(Plotting code records)

◆ ◆ ◆ ◆

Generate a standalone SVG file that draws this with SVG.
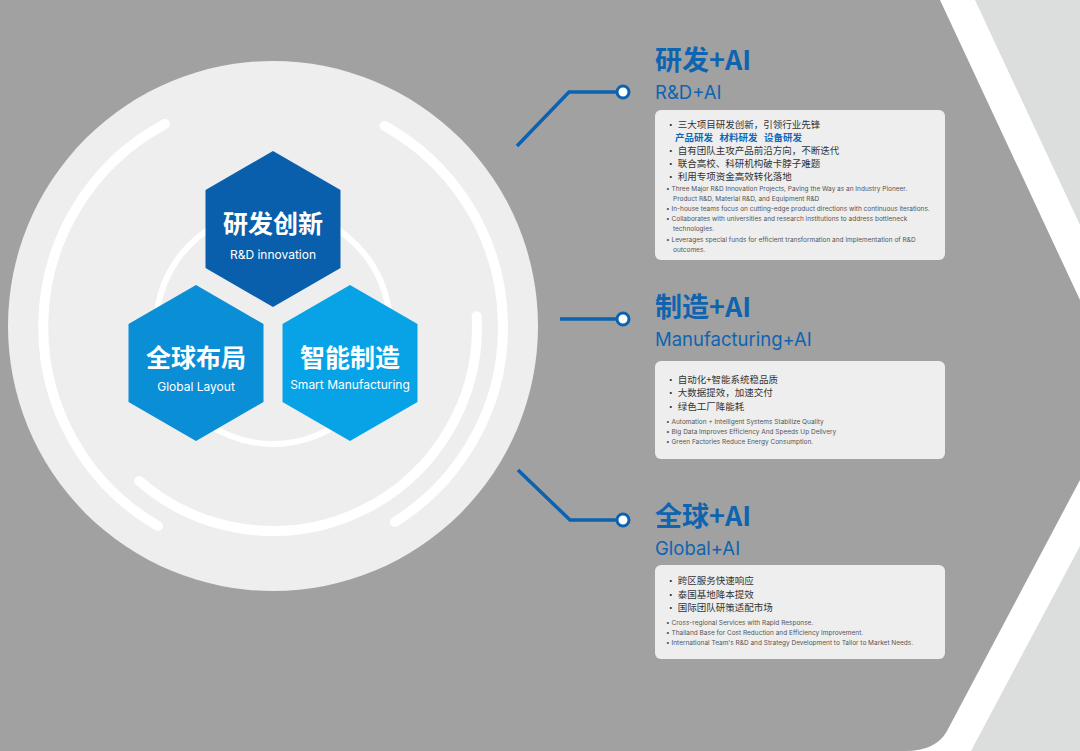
<svg xmlns="http://www.w3.org/2000/svg" width="1080" height="751" viewBox="0 0 1080 751">
<style>
text{font-family:"Noto Sans CJK SC","Noto Sans",sans-serif}
.hc{fill:#fff;font-weight:700;font-size:25px;text-anchor:middle}
.he{fill:#fff;font-family:Inter,"Noto Sans",sans-serif;font-size:12px;text-anchor:middle}
.t1{fill:#0f64b0;font-weight:700;font-size:27px}
.t2{fill:#0f64b0;font-family:Inter,"Noto Sans",sans-serif;font-size:18.5px}
.card{fill:#eeeeee}
.cn{fill:#333;font-size:9.5px}
.cb{fill:#1068b8;font-size:9.5px;font-weight:700}
.en{fill:#555;font-family:Inter,"Noto Sans",sans-serif;font-size:6.5px}
.ring{fill:none;stroke:#fff;stroke-linecap:round}
.con{fill:none;stroke:#0c62b0;stroke-width:3.5}
.dot{fill:#fff;stroke:#0c62b0;stroke-width:3}
</style>
<rect width="1080" height="751" fill="#dcdddd"/>
<polygon points="0,0 975,0 1080,225 1080,546 971,751 0,751" fill="#fff"/>
<path d="M0,0 H940 L1080,300 V480 L947,731 Q936,751 905,751 H0 Z" fill="#a1a1a1"/>
<g id="circle">
<circle cx="273" cy="326" r="265" fill="#eeeeee"/>
<circle class="ring" cx="273" cy="327" r="117" stroke-width="6"/>
<path class="ring" stroke-width="10" d="M165,124 A230,230 0 0 0 158,526"/>
<path class="ring" stroke-width="10" d="M384.5,125.8 A230,230 0 0 1 394.9,522"/>
<path class="ring" stroke-width="10" d="M476.7,316.3 A204,204 0 0 1 139.2,481"/>
</g>
<g id="hex-rd">
<polygon points="273,151 340.5,190 340.5,268 273,307 205.5,268 205.5,190" fill="#0a5fac"/>
<text class="hc" x="273" y="233">研发创新</text>
<text class="he" x="273" y="259">R&amp;D innovation</text>
</g>
<g id="hex-global">
<polygon points="196,285 263.5,324 263.5,402 196,441 128.5,402 128.5,324" fill="#0a8ed6"/>
<text class="hc" x="196" y="367">全球布局</text>
<text class="he" x="196" y="391">Global Layout</text>
</g>
<g id="hex-smart">
<polygon points="350,285 417.5,324 417.5,402 350,441 282.5,402 282.5,324" fill="#07a3e6"/>
<text class="hc" x="350" y="367">智能制造</text>
<text class="he" x="350" y="389">Smart Manufacturing</text>
</g>
<g id="connectors">
<polyline class="con" points="517,146 569,92 617,92"/>
<line class="con" x1="560" y1="319" x2="617" y2="319"/>
<polyline class="con" points="518,470 570,520 617,520"/>
<circle class="dot" cx="623" cy="92" r="6"/>
<circle class="dot" cx="623" cy="319" r="6"/>
<circle class="dot" cx="623" cy="520" r="6"/>
</g>
<g id="rd-ai">
<text class="t1" x="655" y="70">研发+AI</text>
<text class="t2" x="655" y="99">R&amp;D+AI</text>
<rect class="card" x="655" y="110" width="290" height="150" rx="6"/>
<text class="cn" x="666" y="128">•  三大项目研发创新，引领行业先锋</text>
<text class="cb" x="675" y="141" xml:space="preserve">产品研发   材料研发   设备研发</text>
<text class="cn" x="666" y="154">•  自有团队主攻产品前沿方向，不断迭代</text>
<text class="cn" x="666" y="167">•  联合高校、科研机构破卡脖子难题</text>
<text class="cn" x="666" y="180">•  利用专项资金高效转化落地</text>
<text class="en" x="666" y="191">•  Three Major R&amp;D Innovation Projects, Paving the Way as an Industry Pioneer.</text>
<text class="en" x="673" y="201">Product R&amp;D, Material R&amp;D, and Equipment R&amp;D</text>
<text class="en" x="666" y="211">•  In-house teams focus on cutting-edge product directions with continuous iterations.</text>
<text class="en" x="666" y="221">•  Collaborates with universities and research institutions to address bottleneck</text>
<text class="en" x="673" y="231">technologies.</text>
<text class="en" x="666" y="242">•  Leverages special funds for efficient transformation and implementation of R&amp;D</text>
<text class="en" x="673" y="252">outcomes.</text>
</g>
<g id="mfg-ai">
<text class="t1" x="655" y="317">制造+AI</text>
<text class="t2" x="655" y="346">Manufacturing+AI</text>
<rect class="card" x="655" y="361" width="290" height="98" rx="6"/>
<text class="cn" x="666" y="383">•  自动化+智能系统稳品质</text>
<text class="cn" x="666" y="396">•  大数据提效，加速交付</text>
<text class="cn" x="666" y="410">•  绿色工厂降能耗</text>
<text class="en" x="666" y="424">•  Automation + Intelligent Systems Stabilize Quality</text>
<text class="en" x="666" y="434">•  Big Data Improves Efficiency And Speeds Up Delivery</text>
<text class="en" x="666" y="444">•  Green Factories Reduce Energy Consumption.</text>
</g>
<g id="global-ai">
<text class="t1" x="655" y="526">全球+AI</text>
<text class="t2" x="655" y="555">Global+AI</text>
<rect class="card" x="655" y="565" width="290" height="94" rx="6"/>
<text class="cn" x="666" y="584">•  跨区服务快速响应</text>
<text class="cn" x="666" y="598">•  泰国基地降本提效</text>
<text class="cn" x="666" y="611">•  国际团队研策适配市场</text>
<text class="en" x="666" y="625">•  Cross-regional Services with Rapid Response.</text>
<text class="en" x="666" y="635">•  Thailand Base for Cost Reduction and Efficiency Improvement.</text>
<text class="en" x="666" y="645">•  International Team's R&amp;D and Strategy Development to Tailor to Market Needs.</text>
</g>
</svg>
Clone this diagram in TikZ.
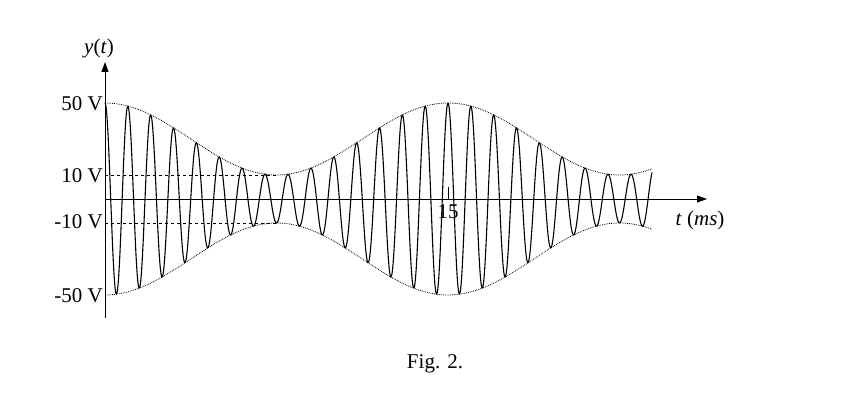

◆ ◆ ◆ ◆

WHAT IS ASKED:
Copy the listing exactly. Any image in it stays out of the copy.

RESPONSE TO THIS TASK:
Generate a standalone SVG file that draws this with SVG.
<svg xmlns="http://www.w3.org/2000/svg" width="1080" height="751" viewBox="0 0 1080 751">
<style>
text{font-family:"Noto Sans CJK SC","Noto Sans",sans-serif}
.hc{fill:#fff;font-weight:700;font-size:25px;text-anchor:middle}
.he{fill:#fff;font-family:Inter,"Noto Sans",sans-serif;font-size:12px;text-anchor:middle}
.t1{fill:#0f64b0;font-weight:700;font-size:27px}
.t2{fill:#0f64b0;font-family:Inter,"Noto Sans",sans-serif;font-size:18.5px}
.card{fill:#eeeeee}
.cn{fill:#333;font-size:9.5px}
.cb{fill:#1068b8;font-size:9.5px;font-weight:700}
.en{fill:#555;font-family:Inter,"Noto Sans",sans-serif;font-size:6.5px}
.ring{fill:none;stroke:#fff;stroke-linecap:round}
.con{fill:none;stroke:#0c62b0;stroke-width:3.5}
.dot{fill:#fff;stroke:#0c62b0;stroke-width:3}
</style>
<rect width="1080" height="751" fill="#dcdddd"/>
<polygon points="0,0 975,0 1080,225 1080,546 971,751 0,751" fill="#fff"/>
<path d="M0,0 H940 L1080,300 V480 L947,731 Q936,751 905,751 H0 Z" fill="#a1a1a1"/>
<g id="circle">
<circle cx="273" cy="326" r="265" fill="#eeeeee"/>
<circle class="ring" cx="273" cy="327" r="117" stroke-width="6"/>
<path class="ring" stroke-width="10" d="M165,124 A230,230 0 0 0 158,526"/>
<path class="ring" stroke-width="10" d="M384.5,125.8 A230,230 0 0 1 394.9,522"/>
<path class="ring" stroke-width="10" d="M476.7,316.3 A204,204 0 0 1 139.2,481"/>
</g>
<g id="hex-rd">
<polygon points="273,151 340.5,190 340.5,268 273,307 205.5,268 205.5,190" fill="#0a5fac"/>
<text class="hc" x="273" y="233">研发创新</text>
<text class="he" x="273" y="259">R&amp;D innovation</text>
</g>
<g id="hex-global">
<polygon points="196,285 263.5,324 263.5,402 196,441 128.5,402 128.5,324" fill="#0a8ed6"/>
<text class="hc" x="196" y="367">全球布局</text>
<text class="he" x="196" y="391">Global Layout</text>
</g>
<g id="hex-smart">
<polygon points="350,285 417.5,324 417.5,402 350,441 282.5,402 282.5,324" fill="#07a3e6"/>
<text class="hc" x="350" y="367">智能制造</text>
<text class="he" x="350" y="389">Smart Manufacturing</text>
</g>
<g id="connectors">
<polyline class="con" points="517,146 569,92 617,92"/>
<line class="con" x1="560" y1="319" x2="617" y2="319"/>
<polyline class="con" points="518,470 570,520 617,520"/>
<circle class="dot" cx="623" cy="92" r="6"/>
<circle class="dot" cx="623" cy="319" r="6"/>
<circle class="dot" cx="623" cy="520" r="6"/>
</g>
<g id="rd-ai">
<text class="t1" x="655" y="70">研发+AI</text>
<text class="t2" x="655" y="99">R&amp;D+AI</text>
<rect class="card" x="655" y="110" width="290" height="150" rx="6"/>
<text class="cn" x="666" y="128">•  三大项目研发创新，引领行业先锋</text>
<text class="cb" x="675" y="141" xml:space="preserve">产品研发   材料研发   设备研发</text>
<text class="cn" x="666" y="154">•  自有团队主攻产品前沿方向，不断迭代</text>
<text class="cn" x="666" y="167">•  联合高校、科研机构破卡脖子难题</text>
<text class="cn" x="666" y="180">•  利用专项资金高效转化落地</text>
<text class="en" x="666" y="191">•  Three Major R&amp;D Innovation Projects, Paving the Way as an Industry Pioneer.</text>
<text class="en" x="673" y="201">Product R&amp;D, Material R&amp;D, and Equipment R&amp;D</text>
<text class="en" x="666" y="211">•  In-house teams focus on cutting-edge product directions with continuous iterations.</text>
<text class="en" x="666" y="221">•  Collaborates with universities and research institutions to address bottleneck</text>
<text class="en" x="673" y="231">technologies.</text>
<text class="en" x="666" y="242">•  Leverages special funds for efficient transformation and implementation of R&amp;D</text>
<text class="en" x="673" y="252">outcomes.</text>
</g>
<g id="mfg-ai">
<text class="t1" x="655" y="317">制造+AI</text>
<text class="t2" x="655" y="346">Manufacturing+AI</text>
<rect class="card" x="655" y="361" width="290" height="98" rx="6"/>
<text class="cn" x="666" y="383">•  自动化+智能系统稳品质</text>
<text class="cn" x="666" y="396">•  大数据提效，加速交付</text>
<text class="cn" x="666" y="410">•  绿色工厂降能耗</text>
<text class="en" x="666" y="424">•  Automation + Intelligent Systems Stabilize Quality</text>
<text class="en" x="666" y="434">•  Big Data Improves Efficiency And Speeds Up Delivery</text>
<text class="en" x="666" y="444">•  Green Factories Reduce Energy Consumption.</text>
</g>
<g id="global-ai">
<text class="t1" x="655" y="526">全球+AI</text>
<text class="t2" x="655" y="555">Global+AI</text>
<rect class="card" x="655" y="565" width="290" height="94" rx="6"/>
<text class="cn" x="666" y="584">•  跨区服务快速响应</text>
<text class="cn" x="666" y="598">•  泰国基地降本提效</text>
<text class="cn" x="666" y="611">•  国际团队研策适配市场</text>
<text class="en" x="666" y="625">•  Cross-regional Services with Rapid Response.</text>
<text class="en" x="666" y="635">•  Thailand Base for Cost Reduction and Efficiency Improvement.</text>
<text class="en" x="666" y="645">•  International Team's R&amp;D and Strategy Development to Tailor to Market Needs.</text>
</g>
</svg>
Clone this diagram in TikZ.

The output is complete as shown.